Un argumentaire qui ne convainc ni les oppositions politiques (qui dénoncent un métro bancal à un milliard d'euros), ni les associations d'usagers.

Tensions entre Siemens et Keolis

Évidemment, les relations entre les deux parties prenantes, à savoir Siemens Mobility, le constructeur, et Keolis, l'exploitant, se tendent de plus en plus. Sollicité par BFM Business, le géant allemand refuse de communiquer renvoyant à la conférence de presse tenue ce mardi.

"Nous sommes sur un système complexe et sur la vie d’un métro de 40 ans, c'est le genre de désagréments que l’on peut rencontrer", a souligné Stéphane Bayon, le responsable des métros légers de Siemens Mobility. Sans donner plus de détails techniques.

Pour Keolis, l'heure est au contentieux et le géant des transports publics entend faire jouer les assurances pour obtenir des pénalités.

"Sur le volet assurantiel, les relations sont tendues", confirme pour BFM Business Ronan Kerloc'h, directeur général de Keolis Rennes. "Il s'agit de couvrir les pertes d'exploitation, les coûts des réparations." Pour quel montant? "Les experts n'ont pas encore rendu leur rapport", poursuit le responsable.

Néanmoins, sur le plan opérationnel, Ronan Kerloc'h assure que Keolis et Siemens travaillent main dans la main pour un retour rapide à la normale. "Nous sommes sur le pont pour que cela redémarre. On travaille ensemble, il n'y a pas de sujet. Les équipes de Siemens sont chez nous depuis le début du projet et ça se passe très bien avec eux."

Redémarrage total ou rien

D'ailleurs, Keolis ne remet pas en cause le choix technologique qui a été fait. "C'est le choix de la Métropole mais c'est un bon choix. La ligne B, c'est le métro d'aujourd'hui et pour 40 ans. Opter pour une technologie ancienne n'aurait pas été le bon choix. On est dans la modernité qui n'a rien à voir avec la ligne A. C'est aussi un choix financier: les coûts d'exploitation sont moins importants, tout comme la consommation d'électricité", souligne Ronan Kerloc'h. Mais quand on interroge le dirigeant sur le calendrier, la réponse est encore nuancée.

"Une reprise d'ici trois mois, oui j'y crois pour l'instant mais on n'a pas une visibilité complète. Le principal problème est que la pièce mécanique en cause n'est pas standard, il faudra les fabriquer et ensuite les monter puis réaliser des tests."

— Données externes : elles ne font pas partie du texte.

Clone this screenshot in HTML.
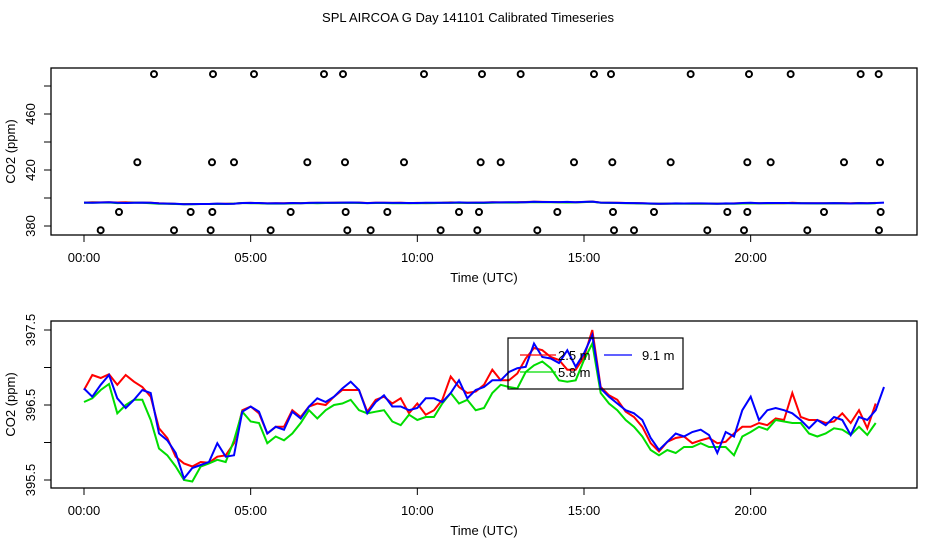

D'autant plus qu'un redémarrage progressif ou en mode dégradé n'est pas vraiment possible. "On va regarder ce scénario mais c'est très complexe car on a besoin de l'ensemble du parc en exploitation (25 rames). Et si on réduit le parcours de la ligne, on devra maintenir le bus relais", explique Ronan Kerloc'h.

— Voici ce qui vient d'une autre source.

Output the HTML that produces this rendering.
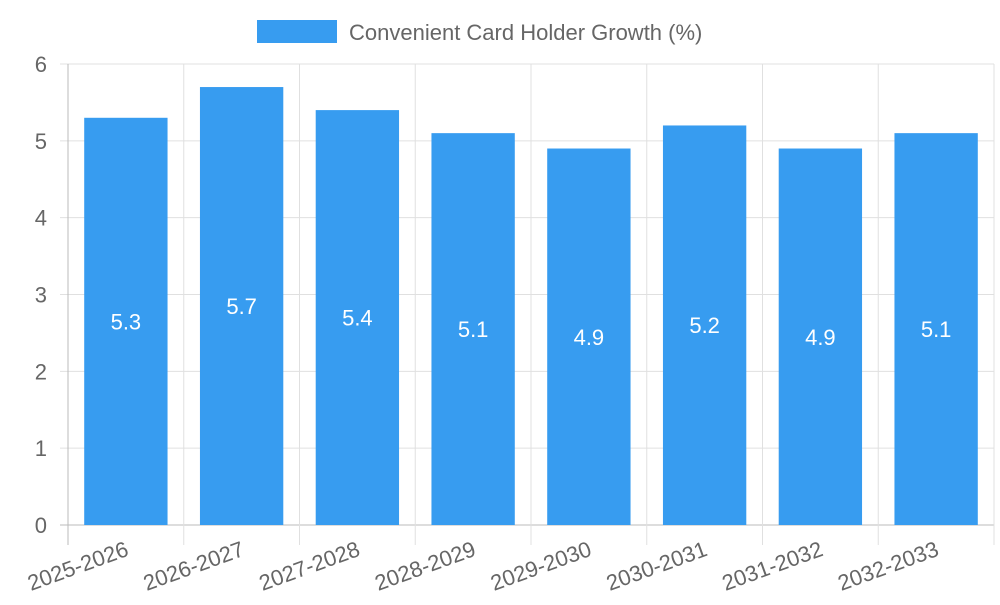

Des usagers à bout de nerfs

En attendant la résolution du problème, Keolis a du mettre en place des bus de remplacement. Mais ils ne parviennent pas à absorber le trafic observé sur la ligne B et suscitent la grogne des usagers, tout comme des conducteurs qui face à des conditions de travail dégradées s'étaient mis en grève une journée lors de la première panne.

L'exploitant a bien reçu le message. "On avance, le nouveau schéma directeur est en place, on va raccourcir la ligne relais afin de proposer plus de fréquence pour qu'elle soit plus efficace. On va redéployer des bus sur les extrémités de la ligne qui étaient desservies par le métro. Ça va prendre encore un peu de temps, notamment pour adapter les systèmes et l'information voyageur", indique Ronan Kerloc'h.

Et ce n'est pas la proposition de remboursement de 50% du prix des abonnements mise sur la table par l'exploitant Keolis qui va calmer les esprits. "Ce qui intéresse les usagers, ce n'est pas un remboursement, mais une ligne fiable", gronde auprès de l'AFP, Isabelle Le Roux-Meunier, présidente de l'association des usagers des transports Autiv.

Du côté des conducteurs, "oui il y a de la grogne mais beaucoup de solidarité également malgré la surcharge. On a signé un accord avec le syndicat majoritaire pour éviter une nouvelle grève et nous avons versé une prime de 150 euros", signale Ronan Kerloc'h. Autant de points qui alourdiront les facture pour Keolis.